Oggi è un nemico, secondo al-Baghdadi, per le misure prese e volte a fermare l’avanzata islamista nel proprio territorio, la chiusura dei confini e il progetto di costruzione di un muro al confine con l’Iraq. Un nemico alla stregua degli Stati uniti, dei quali il leader si fa beffe definendoli «terrorizzati e senza potere» e che ordina di indebolire chiedendo a iracheni e siriani residenti nei territori occupati di non usare più il dollaro per gli scambi ma oro e argento.
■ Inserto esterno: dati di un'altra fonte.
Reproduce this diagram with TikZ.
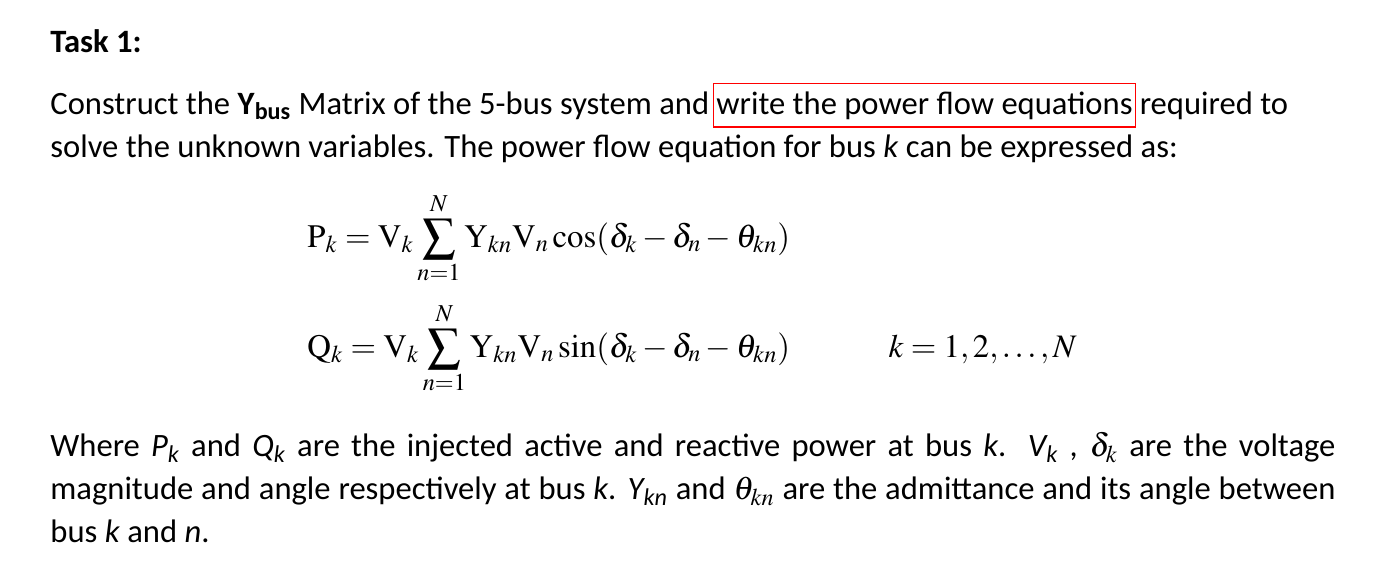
\documentclass[tikz,border=0pt]{standalone}
\usepackage{mathptmx}
\usepackage[no-math]{fontspec}
\setmainfont{Carlito}
\begin{document}
\begin{tikzpicture}[x=0.5pt,y=-0.5pt,
  txt/.style={inner sep=0pt,font=\fontsize{16.3}{21.5}\selectfont},
  eq/.style={inner sep=0pt,font=\fontsize{16.4}{19}\selectfont}]
\useasboundingbox (0,0) rectangle (1387,564);
\node[txt,anchor=base west] (t) at (50,52) {\textbf{Task 1:}};
\node[txt,anchor=base west] (l1a) at (50,114) {Construct the \textbf{Y}\textsubscript{\textbf{bus}} Matrix of the 5-bus system and};
\node[txt,anchor=base west,draw=red,inner xsep=1.5pt,inner ysep=4pt,line width=0.8pt] (l1b) at ([xshift=1.5pt]l1a.base east) {write the power flow equations};
\node[txt,anchor=base west] (l1c) at ([xshift=1.5pt]l1b.base east) {required to};
\node[txt,anchor=base west] (l2) at (50,157) {solve the unknown variables. The power flow equation for bus \textit{k} can be expressed as:};
\node[eq,anchor=base west] (e1) at (307,247) {$\displaystyle\mathrm{P}_k=\mathrm{V}_k\sum_{n=1}^{N}\mathrm{Y}_{kn}\mathrm{V}_n\cos(\delta_k-\delta_n-\theta_{kn})$};
\node[eq,anchor=base west] (e2) at (307,357) {$\displaystyle\mathrm{Q}_k=\mathrm{V}_k\sum_{n=1}^{N}\mathrm{Y}_{kn}\mathrm{V}_n\sin(\delta_k-\delta_n-\theta_{kn})\qquad\quad k=1,2,\ldots,N$};
\node[txt,anchor=north west,text width=642.5pt,align=justify] (w) at (50,432) {\hyphenpenalty=10000 Where \textit{P\textsubscript{k}} and \textit{Q\textsubscript{k}} are the injected active and reactive power at bus \textit{k}. \textit{V\textsubscript{k}} , $\delta_k$ are the voltage\linebreak magnitude and angle respectively at bus \textit{k}. \textit{Y\textsubscript{kn}} and $\theta_{kn}$ are the admittance and its angle between\linebreak bus \textit{k} and \textit{n}.};
\end{tikzpicture}
\end{document}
Washington non commenta. La reazione segue percorsi già tracciati: raid contro gli islamisti e guerra al governo di Damasco. Ieri sono state bombardate postazioni del cosiddetto gruppo Khurasan, accusato dalla Casa Bianca di pianificare attacchi contro il territorio statunitense e dei paesi alleati. Per gli Usa sono miliziani pakistani e afgani autonomi, ma molti esperti lo ritengono una delle unità di al-Nusra.

Il resto è l’appoggio incondizionato ai gruppi anti-Assad. Seppure l’alleanza tra Isis e al-Nusra indebolisca ulteriormente la già inefficiente opposizione moderata, Obama parla ancora della necessità di una transizione politica senza Assad. Non è ben chiaro chi dovrebbe gestirla: per gli Stati uniti la Coalizione Nazionale che però nella realtà dei fatti è ormai priva di consenso popolare di base e di una strategia militare e sempre più schiacciata dai gruppi islamisti, da cui cerca di salvarsi «supervisionandone» i meeting.

Dall’altra parte del confine, in Iraq, il governo di Baghdad lavora invece per ridurre i settarismi interni: dopo aver rimosso 36 comandanti dell’esercito, fedelissimi dell’ex premier al Maliki accusati di corruzione, l’esecutivo ha raggiunto un accordo con la regione autonoma del Kurdistan su petrolio e pagamento dei dipendenti pubblici.

Il ministro delle Finanze, Zebari, ha fatto sapere che il governo ha dato il via libera al trasferimento degli stipendi per il settore pubblico kurdo (500 milioni di dollari) mentre Irbil consegnerà al potere centrale 150mila barili al giorno di greggio.